Language Resources

The main achievements of the Human Language Techonology group at the University of Szeged in the field of language resource construction are the coordination of the construction of the Szeged TreeBank and the Hungarian Ontology. Besides these datasets there are several language resources which are freely available (see downloads).

Szeged TreeBank 2.0

Syntactic analysis and annotation, that is, the marking of different syntactic units (e.g. nominal or adjectival phrases, postpositional structures, verbs and their arguments) are key steps in natural language processing. A treebank representation that describes the syntactic structure of sentences already exists for most Western European languages and a number of Middle and Eastern European languages, so it was time to create a precisely analyzed Hungarian treebank.

The Group relied on already known sources and existing theories when forming the treebank. After studying and comparing them, our linguists developed a consistent system of syntactic rules. The defined syntactic units were annotated by an automatic pre-annotating unit on texts of the Szeged Corpus 2.0, then linguists checked and corrected the annotated structures. Szeged Treebank 2.0 is based on Szeged TreeBank 1.0.

The database formed in this way provides a reliable basis to develop various computer applications. The determination of annotated syntagmas and their relationship helps in further linguistic processing, among others semantic analysis of texts. 82,000 sentences (1.2 million word entries + 250,000 punctuation marks), that is, the entire Szeged Corpus 2.0 file has been annotated. Treebank files are stored in XML format; their inner structure is described by TEI P4 DTD (Document Type Definition) scheme.

After the TreeBank had been completed, the Group started forming a system of rules essential for the syntactic parser. This system of rules was set up relying on two main sources.

One part of the rules was set up by the linguists of the consortium, which was then completed by rules obtained from the annotated treebank by computer learning methods. The developments were carried out in co-operation with MorphoLogic Ltd. and HAS Research Institute for Linguistics.

Hungarian ontology - the Hungarian WordNet

Computer application development concerning Hungarian language calls for the development of a Hungarian vocabulary database manageable by automated processes. In computational linguistics, ontology can be defined as the data structure of formally defined concepts and relations, by means of which semantic inferences can be drawn. The so-called language ontologies form an important sub-class of computational ontologies.
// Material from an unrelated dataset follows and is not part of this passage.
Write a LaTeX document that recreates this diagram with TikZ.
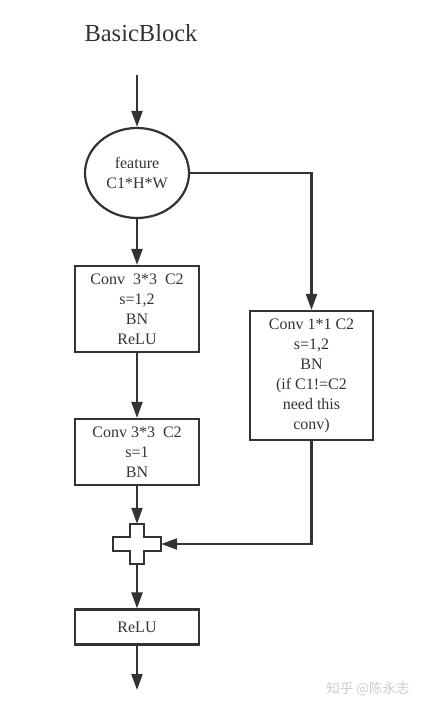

The objectives of the EuroWordNet project are to create a semantically structured, general purpose Hungarian concept set on the basis of the results and formalism of EuroWordNet language ontology, furthermore to supplement this ontology with a special sub-language already examined by the consortium, that is, a domain-specific ontology including expressions of business language, and finally to present a potential application of the so-created concept network in the field of information extraction.

The main result of the project is the development of a large, strictly structured natural language concept set (ontology), which will help in finding solutions to several important scientific and technological problems. Regarding scientific achievements, it is important to emphasize that developments belong to the semantics of Hungarian language, i.e. of a language which significantly differs from other investigated European languages in typology and morphology.

As the structure of WordNet ontologies is much more complex than that of any simple lexicon or thesaurus, its application potentials are far richer. As a mental encyclopedia of native speakers of Hungarian, a Hungarian WordNet ontology could - to a large extent - assist language teaching in schools. Its standardized interconnection with the other WordNets guarantees its applicability in teaching foreign languages as well. The proper acquisition of the lexical material of the studied foreign language for example, may significantly contribute to the learner's clear understanding of the differences and similarities of his/her native and the target language. In addition, the concept network of WordNet may have a significant role in psycho-linguistic experiments concerning Hungarian language.

Beyond purely scientific applicability, electronic-based language technology applications of a Hungarian WordNet may also open new vistas. Search efficiency of different search engines is greatly increased if these tools have reliable access to the semantic environment of the search expression. This may lead to the improvement of future search engines that are capable of satisfying user needs to a greater extent. This may also increase the efficiency of information extraction and machine translation technologies by providing information about the semantic attributes of the analyzed text. Automatisms supported by ontologies can handle the context of the information to be extracted or translated, therefore, it is likely to produce more reliable results than mere pattern matching or word-by-word translating methods.

The developments were carried out in co-operation with MorphoLogic Ltd. and HAS Research Institute for Linguistics.